Protecting Your Resident Number

Your A-Number is tied to your entire immigration history. If someone else uses it fraudulently, untangling the damage can take years and jeopardize your status. Treat it with the same care you would a Social Security Number. Keep photocopies of your Green Card in a secure location separate from the card itself, so you have the number available if the card is lost. Avoid sharing your A-Number over email or unsecured channels, and be skeptical of anyone requesting it outside of a clearly legitimate employment or government context.

Resident Numbers Beyond Immigration

The term “resident number” occasionally surfaces outside the immigration context. Some cities issue municipal identification cards to all residents regardless of immigration status. These cards carry their own identification numbers used for accessing local services like libraries, opening bank accounts, and entering public buildings. The specific benefits vary by city, and these cards do not confer any immigration status or replace federal identification documents.

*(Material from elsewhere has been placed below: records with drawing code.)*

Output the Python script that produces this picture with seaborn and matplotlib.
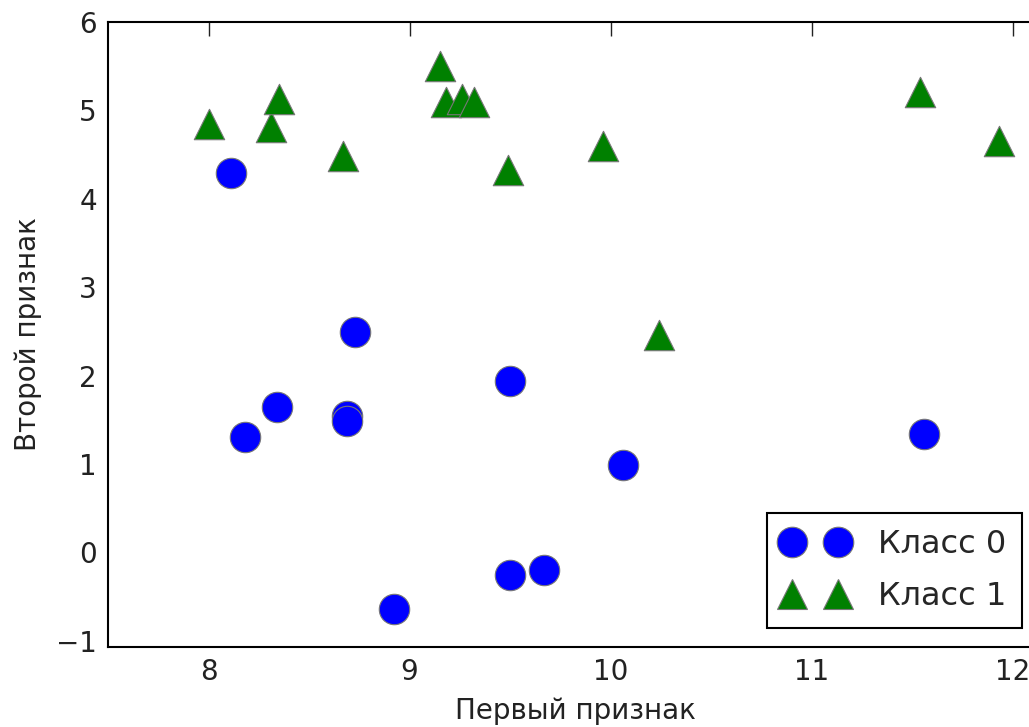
import seaborn as sns
import matplotlib.pyplot as plt
import pandas as pd
from matplotlib.lines import Line2D

# forge-like dataset: two features, two classes
feature1 = [9.96, 11.03, 11.54, 8.69, 8.11, 8.31, 11.93, 9.67, 8.35, 8.67,
            9.18, 10.24, 8.69, 8.92, 9.49, 9.26, 8.00, 8.18, 8.73, 9.32,
            10.06, 9.50, 8.34, 9.50, 9.15, 11.56]
feature2 = [4.60, -0.17, 5.21, 1.54, 4.29, 4.81, 4.65, -0.20, 5.13, 4.48,
            5.09, 2.46, 1.49, -0.64, 4.33, 5.13, 4.85, 1.30, 2.49, 5.10,
            0.99, -0.26, 1.64, 1.94, 5.50, 1.34]
labels = [1, 0, 1, 0, 0, 1, 1, 0, 1, 1, 1, 1, 0, 0, 1, 1, 1, 0, 0, 1,
          0, 0, 0, 0, 1, 0]
class_names = ["Класс 0", "Класс 1"]
class_colors = ["#0000ff", "#008000"]
class_markers = ["o", "^"]

df = pd.DataFrame({"x": feature1, "y": feature2, "cls": labels})

sns.set_style("white")
plt.rcParams['font.family'] = ['DejaVu Sans']

fig = plt.figure(figsize=(10.29, 7.27), dpi=100)
ax = fig.add_axes([108 / 1029, 80 / 727, 935 / 1029, 625 / 727])

for c in [0, 1]:
    sns.scatterplot(
        data=df[df.cls == c], x="x", y="y",
        color=class_colors[c], marker=class_markers[c],
        s=480, edgecolor="#777777", linewidth=0.8,
        legend=False, ax=ax, zorder=3
    )

ax.set_xlim(7.5, 12.15)
ax.set_ylim(-1.07, 6)
ax.set_xticks([8, 9, 10, 11, 12])
ax.set_yticks([-1, 0, 1, 2, 3, 4, 5, 6])
ax.set_yticklabels(["\u22121", "0", "1", "2", "3", "4", "5", "6"])
ax.tick_params(direction="in", length=10, width=1, top=True, right=True,
               labelsize=20, pad=8, colors="#222222")
for sp in ax.spines.values():
    sp.set_color("black")
    sp.set_linewidth(1.5)

ax.set_xlabel("Первый признак", fontsize=20, color="#222222", labelpad=8)
ax.set_ylabel("Второй признак", fontsize=20, color="#222222", labelpad=10)

handles = [
    Line2D([], [], linestyle="none", marker=class_markers[c], markersize=22,
           markerfacecolor=class_colors[c], markeredgecolor="#777777",
           markeredgewidth=0.8)
    for c in [0, 1]
]
leg = ax.legend(handles, class_names, numpoints=2, loc="lower right",
                bbox_to_anchor=(1022 / 1029, 99 / 727),
                bbox_transform=fig.transFigure, borderaxespad=0,
                fontsize=23, fancybox=False, framealpha=1,
                handlelength=2.04, handletextpad=0.93, borderpad=0.5,
                labelspacing=0.65)
leg.get_frame().set_edgecolor("black")
leg.get_frame().set_linewidth(1.5)

fig.savefig("out.png", dpi=100)
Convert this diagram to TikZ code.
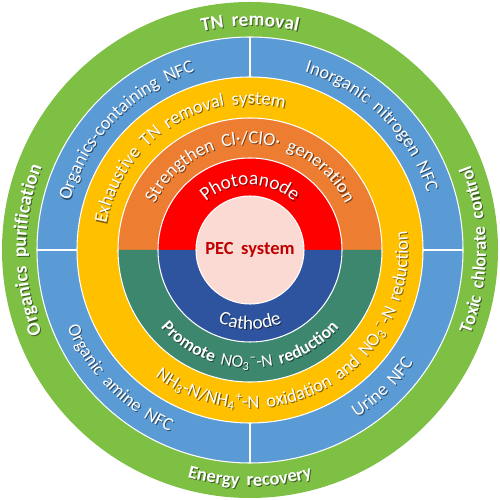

Other common identifiers sometimes confused with a “resident number” include the Social Security Number, a nine-digit number originally created to track earnings for Social Security benefits that has expanded into a near-universal identifier for tax filing, employment, and government benefits.12Social Security Administration. The Story of the Social Security Number A driver’s license number, issued by your state’s motor vehicle agency, serves as an identifier within that state’s system. None of these is interchangeable with the A-Number or USCIS Number on your Green Card, and immigration forms will not accept them as substitutes.